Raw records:
========================

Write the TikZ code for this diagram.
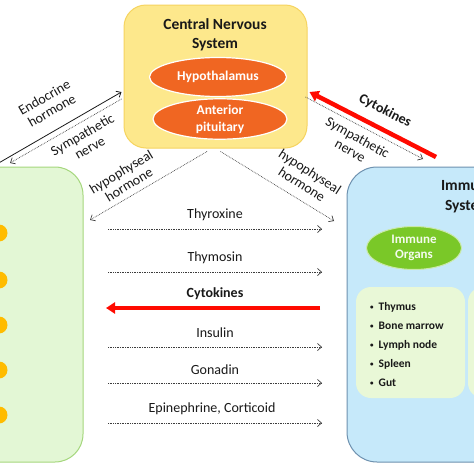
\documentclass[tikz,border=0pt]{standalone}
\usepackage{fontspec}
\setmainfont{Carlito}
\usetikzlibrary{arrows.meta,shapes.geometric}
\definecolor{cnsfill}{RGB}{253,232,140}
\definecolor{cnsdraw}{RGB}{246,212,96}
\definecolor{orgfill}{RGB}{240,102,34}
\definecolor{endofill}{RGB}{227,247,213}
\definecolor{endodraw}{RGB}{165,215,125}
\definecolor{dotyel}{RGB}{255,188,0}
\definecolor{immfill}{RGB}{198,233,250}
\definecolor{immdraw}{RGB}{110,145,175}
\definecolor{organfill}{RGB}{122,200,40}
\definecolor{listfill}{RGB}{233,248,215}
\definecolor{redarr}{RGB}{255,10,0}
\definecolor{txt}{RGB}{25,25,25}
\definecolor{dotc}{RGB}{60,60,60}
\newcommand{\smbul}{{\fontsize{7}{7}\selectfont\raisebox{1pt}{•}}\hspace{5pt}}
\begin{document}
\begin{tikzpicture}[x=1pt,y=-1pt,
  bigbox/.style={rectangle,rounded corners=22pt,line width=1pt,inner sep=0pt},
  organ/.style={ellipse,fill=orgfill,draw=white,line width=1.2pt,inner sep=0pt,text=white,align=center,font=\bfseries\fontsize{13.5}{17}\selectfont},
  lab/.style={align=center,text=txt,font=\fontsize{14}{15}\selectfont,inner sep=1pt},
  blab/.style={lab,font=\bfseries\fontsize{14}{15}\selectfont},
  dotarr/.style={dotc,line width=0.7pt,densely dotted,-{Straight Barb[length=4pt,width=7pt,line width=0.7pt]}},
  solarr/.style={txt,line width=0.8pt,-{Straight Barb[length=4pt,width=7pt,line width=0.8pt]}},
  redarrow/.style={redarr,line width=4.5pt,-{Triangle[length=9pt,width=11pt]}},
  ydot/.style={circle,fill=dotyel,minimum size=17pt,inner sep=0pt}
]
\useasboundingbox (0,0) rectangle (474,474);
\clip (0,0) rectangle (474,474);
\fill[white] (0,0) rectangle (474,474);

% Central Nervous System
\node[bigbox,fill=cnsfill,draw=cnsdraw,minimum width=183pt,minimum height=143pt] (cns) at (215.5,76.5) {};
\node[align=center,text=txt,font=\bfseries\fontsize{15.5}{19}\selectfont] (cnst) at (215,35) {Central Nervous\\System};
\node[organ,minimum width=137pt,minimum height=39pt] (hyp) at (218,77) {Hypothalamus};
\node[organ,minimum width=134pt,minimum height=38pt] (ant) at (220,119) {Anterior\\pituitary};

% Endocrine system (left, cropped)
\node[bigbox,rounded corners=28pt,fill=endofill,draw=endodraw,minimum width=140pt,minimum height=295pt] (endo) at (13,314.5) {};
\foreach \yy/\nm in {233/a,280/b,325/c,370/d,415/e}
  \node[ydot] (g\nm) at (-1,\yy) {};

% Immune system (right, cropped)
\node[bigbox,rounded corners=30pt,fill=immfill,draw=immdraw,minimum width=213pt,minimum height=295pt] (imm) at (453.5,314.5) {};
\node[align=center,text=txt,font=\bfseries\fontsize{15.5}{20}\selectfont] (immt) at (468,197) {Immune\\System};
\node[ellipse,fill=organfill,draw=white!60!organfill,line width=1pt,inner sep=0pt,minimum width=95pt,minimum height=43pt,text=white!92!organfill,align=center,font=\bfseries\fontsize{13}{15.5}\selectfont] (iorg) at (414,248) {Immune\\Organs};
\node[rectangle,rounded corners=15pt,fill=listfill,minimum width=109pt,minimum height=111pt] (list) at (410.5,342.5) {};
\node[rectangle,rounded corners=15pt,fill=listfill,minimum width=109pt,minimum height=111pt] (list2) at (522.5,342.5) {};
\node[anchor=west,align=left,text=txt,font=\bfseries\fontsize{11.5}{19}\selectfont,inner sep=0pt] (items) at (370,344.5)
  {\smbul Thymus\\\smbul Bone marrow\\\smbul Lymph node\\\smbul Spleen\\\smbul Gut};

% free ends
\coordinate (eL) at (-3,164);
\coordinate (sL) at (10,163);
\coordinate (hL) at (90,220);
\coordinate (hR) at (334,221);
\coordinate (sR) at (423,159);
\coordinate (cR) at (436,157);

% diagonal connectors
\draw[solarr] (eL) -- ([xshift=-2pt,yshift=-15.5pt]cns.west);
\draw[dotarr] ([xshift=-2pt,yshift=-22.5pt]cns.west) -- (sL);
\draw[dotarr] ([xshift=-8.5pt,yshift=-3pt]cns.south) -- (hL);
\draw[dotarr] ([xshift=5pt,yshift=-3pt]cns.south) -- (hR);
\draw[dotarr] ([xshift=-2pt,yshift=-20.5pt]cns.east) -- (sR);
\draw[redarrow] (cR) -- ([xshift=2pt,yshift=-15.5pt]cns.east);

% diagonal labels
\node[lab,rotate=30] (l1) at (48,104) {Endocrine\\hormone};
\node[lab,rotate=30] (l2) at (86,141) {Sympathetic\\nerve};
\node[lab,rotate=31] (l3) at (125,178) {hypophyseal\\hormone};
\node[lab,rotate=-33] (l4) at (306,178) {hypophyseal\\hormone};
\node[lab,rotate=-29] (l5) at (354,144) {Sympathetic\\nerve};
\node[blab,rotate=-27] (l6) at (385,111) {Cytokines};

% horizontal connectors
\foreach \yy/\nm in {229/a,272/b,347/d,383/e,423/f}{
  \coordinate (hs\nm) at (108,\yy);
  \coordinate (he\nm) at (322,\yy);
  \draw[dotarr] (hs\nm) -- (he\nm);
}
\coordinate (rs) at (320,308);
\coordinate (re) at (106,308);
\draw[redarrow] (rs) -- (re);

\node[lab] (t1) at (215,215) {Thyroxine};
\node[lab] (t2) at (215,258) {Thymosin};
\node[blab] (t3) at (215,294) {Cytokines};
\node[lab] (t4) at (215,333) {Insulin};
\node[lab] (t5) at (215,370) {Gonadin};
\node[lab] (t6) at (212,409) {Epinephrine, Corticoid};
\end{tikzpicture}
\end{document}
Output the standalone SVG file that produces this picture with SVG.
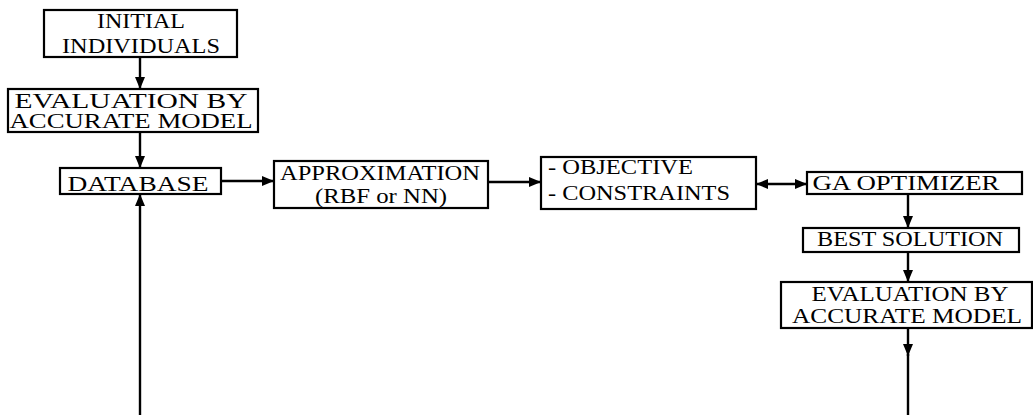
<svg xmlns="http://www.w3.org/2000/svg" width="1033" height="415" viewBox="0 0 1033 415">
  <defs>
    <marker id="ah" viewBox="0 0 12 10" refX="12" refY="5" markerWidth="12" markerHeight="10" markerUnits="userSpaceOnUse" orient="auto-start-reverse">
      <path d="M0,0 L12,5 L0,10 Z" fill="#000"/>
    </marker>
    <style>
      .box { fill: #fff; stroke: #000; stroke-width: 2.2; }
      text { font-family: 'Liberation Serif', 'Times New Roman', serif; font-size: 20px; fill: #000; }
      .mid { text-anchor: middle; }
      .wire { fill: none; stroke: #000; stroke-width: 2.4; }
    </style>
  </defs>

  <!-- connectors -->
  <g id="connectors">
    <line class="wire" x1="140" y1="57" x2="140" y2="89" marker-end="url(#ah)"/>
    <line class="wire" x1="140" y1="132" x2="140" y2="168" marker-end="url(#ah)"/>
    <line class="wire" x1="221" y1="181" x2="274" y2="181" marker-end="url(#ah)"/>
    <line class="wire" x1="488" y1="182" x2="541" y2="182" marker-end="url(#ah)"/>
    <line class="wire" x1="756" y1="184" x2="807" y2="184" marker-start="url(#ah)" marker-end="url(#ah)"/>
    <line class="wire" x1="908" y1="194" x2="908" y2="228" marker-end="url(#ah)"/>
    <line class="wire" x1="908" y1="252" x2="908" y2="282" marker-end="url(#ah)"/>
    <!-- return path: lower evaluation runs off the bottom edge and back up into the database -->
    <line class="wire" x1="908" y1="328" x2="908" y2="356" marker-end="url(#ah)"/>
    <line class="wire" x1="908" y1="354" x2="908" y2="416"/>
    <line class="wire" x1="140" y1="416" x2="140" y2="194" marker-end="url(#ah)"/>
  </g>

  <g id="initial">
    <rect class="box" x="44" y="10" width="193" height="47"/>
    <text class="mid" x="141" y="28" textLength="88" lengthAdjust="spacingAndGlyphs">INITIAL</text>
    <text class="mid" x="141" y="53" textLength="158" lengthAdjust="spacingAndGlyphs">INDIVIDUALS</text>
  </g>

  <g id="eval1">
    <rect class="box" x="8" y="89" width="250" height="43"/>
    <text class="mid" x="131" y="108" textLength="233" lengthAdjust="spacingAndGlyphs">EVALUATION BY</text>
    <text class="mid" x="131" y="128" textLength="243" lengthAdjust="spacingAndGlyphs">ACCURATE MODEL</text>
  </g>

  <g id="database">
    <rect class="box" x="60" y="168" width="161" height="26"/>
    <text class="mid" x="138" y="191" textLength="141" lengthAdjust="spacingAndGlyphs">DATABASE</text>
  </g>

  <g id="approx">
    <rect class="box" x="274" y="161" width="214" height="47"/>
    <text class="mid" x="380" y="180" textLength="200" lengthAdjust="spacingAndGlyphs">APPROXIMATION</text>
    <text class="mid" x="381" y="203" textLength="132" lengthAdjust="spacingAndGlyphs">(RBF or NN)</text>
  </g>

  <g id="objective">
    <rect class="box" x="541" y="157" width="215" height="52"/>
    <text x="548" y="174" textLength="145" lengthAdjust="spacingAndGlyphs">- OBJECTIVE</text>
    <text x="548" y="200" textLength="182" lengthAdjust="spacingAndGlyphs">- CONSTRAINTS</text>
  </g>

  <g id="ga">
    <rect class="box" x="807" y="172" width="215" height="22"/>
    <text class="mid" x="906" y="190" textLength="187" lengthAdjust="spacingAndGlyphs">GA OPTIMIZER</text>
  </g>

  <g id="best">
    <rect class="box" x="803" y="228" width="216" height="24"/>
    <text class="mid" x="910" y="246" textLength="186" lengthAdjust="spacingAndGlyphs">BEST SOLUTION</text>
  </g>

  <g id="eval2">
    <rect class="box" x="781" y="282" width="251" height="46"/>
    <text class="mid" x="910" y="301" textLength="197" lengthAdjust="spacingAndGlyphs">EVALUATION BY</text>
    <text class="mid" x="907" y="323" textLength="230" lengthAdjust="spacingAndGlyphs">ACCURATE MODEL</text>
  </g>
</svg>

========================

Given instruction: Check each line of these records for the string "this" and state only how many lines have it.

Exercise solution: 2